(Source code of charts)
☆ ☆ ☆ ☆ ☆ ☆ ☆
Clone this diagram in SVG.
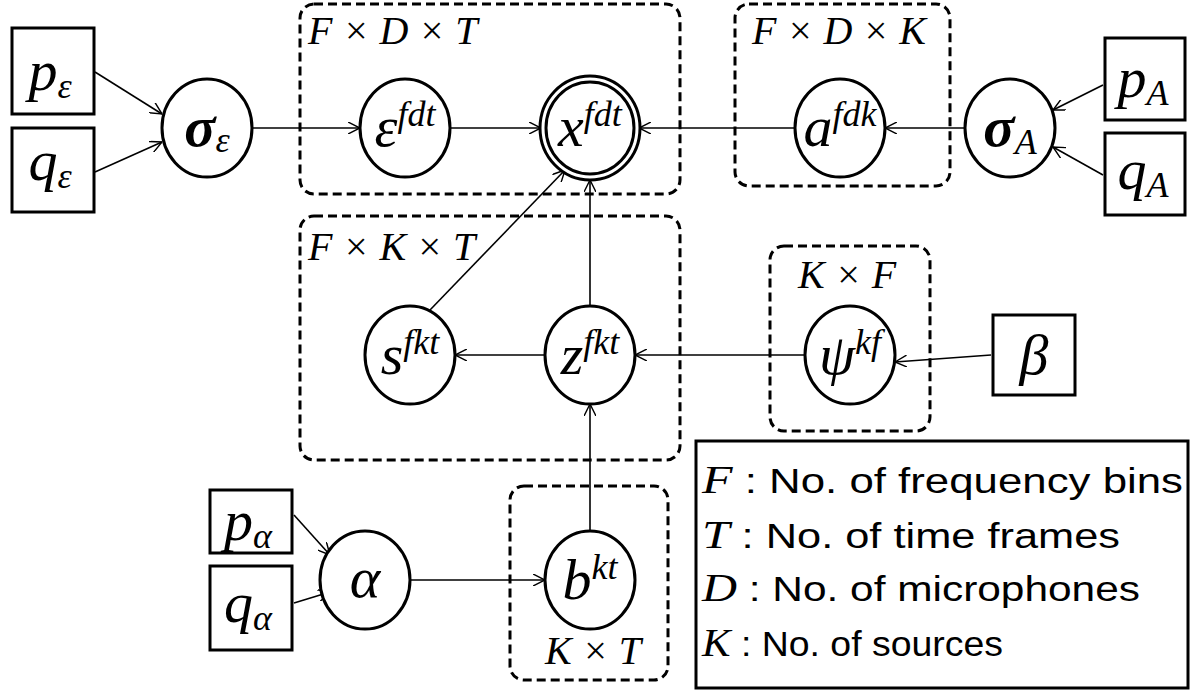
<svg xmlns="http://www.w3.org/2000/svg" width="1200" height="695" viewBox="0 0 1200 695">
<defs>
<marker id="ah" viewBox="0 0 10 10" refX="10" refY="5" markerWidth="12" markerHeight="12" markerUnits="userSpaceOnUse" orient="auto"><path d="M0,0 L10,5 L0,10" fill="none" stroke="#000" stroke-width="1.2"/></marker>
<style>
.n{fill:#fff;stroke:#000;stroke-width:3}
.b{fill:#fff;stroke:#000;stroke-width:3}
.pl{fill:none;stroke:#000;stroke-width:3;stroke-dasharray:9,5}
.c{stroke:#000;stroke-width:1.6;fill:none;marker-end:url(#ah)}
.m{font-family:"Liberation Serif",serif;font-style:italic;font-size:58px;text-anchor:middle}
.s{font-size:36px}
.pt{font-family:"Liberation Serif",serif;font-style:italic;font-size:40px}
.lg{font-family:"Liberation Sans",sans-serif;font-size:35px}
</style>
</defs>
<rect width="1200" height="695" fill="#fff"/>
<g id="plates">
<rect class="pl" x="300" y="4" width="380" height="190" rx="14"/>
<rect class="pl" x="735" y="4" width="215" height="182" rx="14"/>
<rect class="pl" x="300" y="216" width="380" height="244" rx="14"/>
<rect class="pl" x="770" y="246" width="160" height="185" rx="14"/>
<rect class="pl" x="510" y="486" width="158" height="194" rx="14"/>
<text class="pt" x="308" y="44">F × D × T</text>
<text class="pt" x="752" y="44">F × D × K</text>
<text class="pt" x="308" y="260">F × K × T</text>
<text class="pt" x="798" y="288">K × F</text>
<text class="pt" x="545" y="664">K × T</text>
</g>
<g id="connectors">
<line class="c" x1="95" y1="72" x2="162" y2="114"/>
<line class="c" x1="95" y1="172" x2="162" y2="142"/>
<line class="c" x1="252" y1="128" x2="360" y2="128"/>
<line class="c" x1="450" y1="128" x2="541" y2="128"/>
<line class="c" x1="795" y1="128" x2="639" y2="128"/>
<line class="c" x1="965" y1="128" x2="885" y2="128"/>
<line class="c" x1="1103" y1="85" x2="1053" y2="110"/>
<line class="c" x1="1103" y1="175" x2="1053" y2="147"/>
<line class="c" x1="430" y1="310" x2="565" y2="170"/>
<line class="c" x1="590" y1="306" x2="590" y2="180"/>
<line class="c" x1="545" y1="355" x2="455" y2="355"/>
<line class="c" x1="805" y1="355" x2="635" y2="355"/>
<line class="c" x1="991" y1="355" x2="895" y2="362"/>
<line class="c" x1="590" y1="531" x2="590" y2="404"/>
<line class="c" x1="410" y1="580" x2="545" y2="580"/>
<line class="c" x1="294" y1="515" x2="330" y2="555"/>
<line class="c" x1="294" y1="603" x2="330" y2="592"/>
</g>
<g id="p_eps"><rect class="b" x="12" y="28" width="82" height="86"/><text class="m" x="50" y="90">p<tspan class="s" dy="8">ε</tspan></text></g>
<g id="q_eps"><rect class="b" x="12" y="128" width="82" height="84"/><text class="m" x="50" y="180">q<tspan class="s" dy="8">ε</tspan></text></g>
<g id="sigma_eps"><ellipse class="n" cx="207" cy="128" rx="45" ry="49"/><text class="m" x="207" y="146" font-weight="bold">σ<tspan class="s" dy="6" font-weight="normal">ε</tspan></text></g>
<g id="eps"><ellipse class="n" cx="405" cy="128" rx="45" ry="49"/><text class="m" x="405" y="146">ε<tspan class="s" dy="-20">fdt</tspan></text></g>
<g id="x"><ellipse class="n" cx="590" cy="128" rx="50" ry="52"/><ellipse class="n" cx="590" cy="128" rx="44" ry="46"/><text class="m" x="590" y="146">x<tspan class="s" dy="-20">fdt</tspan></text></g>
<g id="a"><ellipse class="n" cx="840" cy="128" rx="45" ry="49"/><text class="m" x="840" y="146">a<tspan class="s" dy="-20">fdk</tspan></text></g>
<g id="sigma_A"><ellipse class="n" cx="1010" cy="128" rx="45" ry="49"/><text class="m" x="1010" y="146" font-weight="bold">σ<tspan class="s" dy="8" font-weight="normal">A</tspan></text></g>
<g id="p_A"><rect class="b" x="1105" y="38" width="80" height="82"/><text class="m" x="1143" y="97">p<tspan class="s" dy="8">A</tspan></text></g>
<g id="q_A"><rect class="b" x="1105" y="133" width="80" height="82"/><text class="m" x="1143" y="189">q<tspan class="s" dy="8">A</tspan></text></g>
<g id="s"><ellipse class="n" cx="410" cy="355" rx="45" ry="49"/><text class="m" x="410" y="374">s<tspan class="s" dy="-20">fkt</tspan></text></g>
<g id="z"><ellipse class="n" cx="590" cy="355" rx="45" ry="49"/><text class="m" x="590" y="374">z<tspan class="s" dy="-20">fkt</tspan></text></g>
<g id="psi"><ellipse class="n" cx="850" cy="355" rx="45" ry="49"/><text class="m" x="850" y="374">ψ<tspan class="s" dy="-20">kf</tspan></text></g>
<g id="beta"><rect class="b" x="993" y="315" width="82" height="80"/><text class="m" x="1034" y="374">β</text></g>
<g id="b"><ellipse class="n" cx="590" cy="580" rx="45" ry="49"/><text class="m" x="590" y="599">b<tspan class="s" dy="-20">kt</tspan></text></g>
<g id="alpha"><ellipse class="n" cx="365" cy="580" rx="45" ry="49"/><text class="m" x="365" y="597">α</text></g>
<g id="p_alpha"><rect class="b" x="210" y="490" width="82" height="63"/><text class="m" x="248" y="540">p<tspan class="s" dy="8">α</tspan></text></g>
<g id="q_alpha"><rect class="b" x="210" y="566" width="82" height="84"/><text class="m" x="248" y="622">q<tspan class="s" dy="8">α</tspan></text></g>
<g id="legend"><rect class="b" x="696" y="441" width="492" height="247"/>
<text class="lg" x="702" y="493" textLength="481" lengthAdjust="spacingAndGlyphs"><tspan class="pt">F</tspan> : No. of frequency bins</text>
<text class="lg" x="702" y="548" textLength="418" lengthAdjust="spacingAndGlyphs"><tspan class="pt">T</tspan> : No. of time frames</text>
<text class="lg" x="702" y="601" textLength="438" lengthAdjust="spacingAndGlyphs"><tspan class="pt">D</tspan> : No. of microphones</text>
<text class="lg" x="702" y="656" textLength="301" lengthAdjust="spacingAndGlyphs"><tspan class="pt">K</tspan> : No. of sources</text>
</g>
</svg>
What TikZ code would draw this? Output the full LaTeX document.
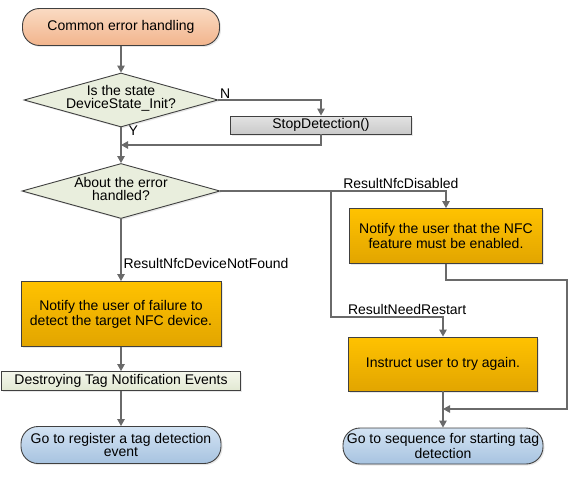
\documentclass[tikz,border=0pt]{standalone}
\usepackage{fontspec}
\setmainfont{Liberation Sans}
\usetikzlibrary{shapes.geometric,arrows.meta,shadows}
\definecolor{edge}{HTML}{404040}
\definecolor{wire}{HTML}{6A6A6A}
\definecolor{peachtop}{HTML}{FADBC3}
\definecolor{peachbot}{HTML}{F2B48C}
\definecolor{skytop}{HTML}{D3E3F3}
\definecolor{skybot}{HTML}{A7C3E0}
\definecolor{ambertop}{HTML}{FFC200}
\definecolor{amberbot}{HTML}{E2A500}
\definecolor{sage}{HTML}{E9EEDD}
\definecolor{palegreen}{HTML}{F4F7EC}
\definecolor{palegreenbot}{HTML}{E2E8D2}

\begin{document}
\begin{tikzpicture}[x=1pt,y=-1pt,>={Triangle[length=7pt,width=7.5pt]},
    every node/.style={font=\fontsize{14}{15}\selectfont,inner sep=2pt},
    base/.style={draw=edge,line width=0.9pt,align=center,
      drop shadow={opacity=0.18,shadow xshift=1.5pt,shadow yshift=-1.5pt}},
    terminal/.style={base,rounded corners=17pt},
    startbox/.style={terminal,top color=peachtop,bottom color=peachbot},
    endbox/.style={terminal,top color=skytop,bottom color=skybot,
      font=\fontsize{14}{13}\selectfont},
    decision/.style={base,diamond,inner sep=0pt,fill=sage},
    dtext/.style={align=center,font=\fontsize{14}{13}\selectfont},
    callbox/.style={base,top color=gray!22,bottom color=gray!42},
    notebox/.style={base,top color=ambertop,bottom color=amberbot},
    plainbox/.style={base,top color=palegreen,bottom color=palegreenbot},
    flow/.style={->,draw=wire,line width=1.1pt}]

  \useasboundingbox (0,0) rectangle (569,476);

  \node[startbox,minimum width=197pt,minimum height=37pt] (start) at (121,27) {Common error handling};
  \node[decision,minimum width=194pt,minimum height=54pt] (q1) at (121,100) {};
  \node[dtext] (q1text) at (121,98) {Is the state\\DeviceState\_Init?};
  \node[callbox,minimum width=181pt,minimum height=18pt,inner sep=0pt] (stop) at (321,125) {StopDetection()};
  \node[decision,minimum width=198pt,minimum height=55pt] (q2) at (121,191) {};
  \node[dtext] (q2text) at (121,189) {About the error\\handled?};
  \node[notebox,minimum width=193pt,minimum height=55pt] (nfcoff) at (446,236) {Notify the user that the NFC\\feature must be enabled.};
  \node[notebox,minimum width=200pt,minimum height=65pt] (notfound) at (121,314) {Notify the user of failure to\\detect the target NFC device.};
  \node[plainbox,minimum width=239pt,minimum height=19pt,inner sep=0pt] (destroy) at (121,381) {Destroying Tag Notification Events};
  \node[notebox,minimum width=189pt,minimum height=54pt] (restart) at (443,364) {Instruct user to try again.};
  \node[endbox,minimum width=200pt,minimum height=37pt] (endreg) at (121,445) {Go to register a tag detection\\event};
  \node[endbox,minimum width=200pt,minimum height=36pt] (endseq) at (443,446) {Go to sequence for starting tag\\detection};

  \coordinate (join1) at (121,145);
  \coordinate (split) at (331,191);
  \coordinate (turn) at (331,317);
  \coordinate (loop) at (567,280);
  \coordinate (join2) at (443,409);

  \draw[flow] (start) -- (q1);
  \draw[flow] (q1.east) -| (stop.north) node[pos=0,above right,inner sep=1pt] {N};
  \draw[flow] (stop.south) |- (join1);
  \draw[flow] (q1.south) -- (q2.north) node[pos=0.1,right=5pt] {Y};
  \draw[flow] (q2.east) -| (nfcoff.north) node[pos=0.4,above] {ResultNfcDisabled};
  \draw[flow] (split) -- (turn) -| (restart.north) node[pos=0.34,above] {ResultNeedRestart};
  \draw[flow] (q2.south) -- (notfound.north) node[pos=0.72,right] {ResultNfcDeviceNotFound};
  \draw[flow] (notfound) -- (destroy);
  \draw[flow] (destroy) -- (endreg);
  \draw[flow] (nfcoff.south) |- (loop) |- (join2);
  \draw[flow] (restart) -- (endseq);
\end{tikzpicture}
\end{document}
☆ ☆ ☆ ☆ ☆ ☆ ☆
▶ WRITTEN REQUEST:
Nothing but the lines from the one containing "What TikZ code" through the one containing "(0,0) rectangle (569,476);" should appear in your copy, exactly as written and without pictures.

▶ FINAL ANSWER:
What TikZ code would draw this? Output the full LaTeX document.
\documentclass[tikz,border=0pt]{standalone}
\usepackage{fontspec}
\setmainfont{Liberation Sans}
\usetikzlibrary{shapes.geometric,arrows.meta,shadows}
\definecolor{edge}{HTML}{404040}
\definecolor{wire}{HTML}{6A6A6A}
\definecolor{peachtop}{HTML}{FADBC3}
\definecolor{peachbot}{HTML}{F2B48C}
\definecolor{skytop}{HTML}{D3E3F3}
\definecolor{skybot}{HTML}{A7C3E0}
\definecolor{ambertop}{HTML}{FFC200}
\definecolor{amberbot}{HTML}{E2A500}
\definecolor{sage}{HTML}{E9EEDD}
\definecolor{palegreen}{HTML}{F4F7EC}
\definecolor{palegreenbot}{HTML}{E2E8D2}

\begin{document}
\begin{tikzpicture}[x=1pt,y=-1pt,>={Triangle[length=7pt,width=7.5pt]},
    every node/.style={font=\fontsize{14}{15}\selectfont,inner sep=2pt},
    base/.style={draw=edge,line width=0.9pt,align=center,
      drop shadow={opacity=0.18,shadow xshift=1.5pt,shadow yshift=-1.5pt}},
    terminal/.style={base,rounded corners=17pt},
    startbox/.style={terminal,top color=peachtop,bottom color=peachbot},
    endbox/.style={terminal,top color=skytop,bottom color=skybot,
      font=\fontsize{14}{13}\selectfont},
    decision/.style={base,diamond,inner sep=0pt,fill=sage},
    dtext/.style={align=center,font=\fontsize{14}{13}\selectfont},
    callbox/.style={base,top color=gray!22,bottom color=gray!42},
    notebox/.style={base,top color=ambertop,bottom color=amberbot},
    plainbox/.style={base,top color=palegreen,bottom color=palegreenbot},
    flow/.style={->,draw=wire,line width=1.1pt}]

  \useasboundingbox (0,0) rectangle (569,476);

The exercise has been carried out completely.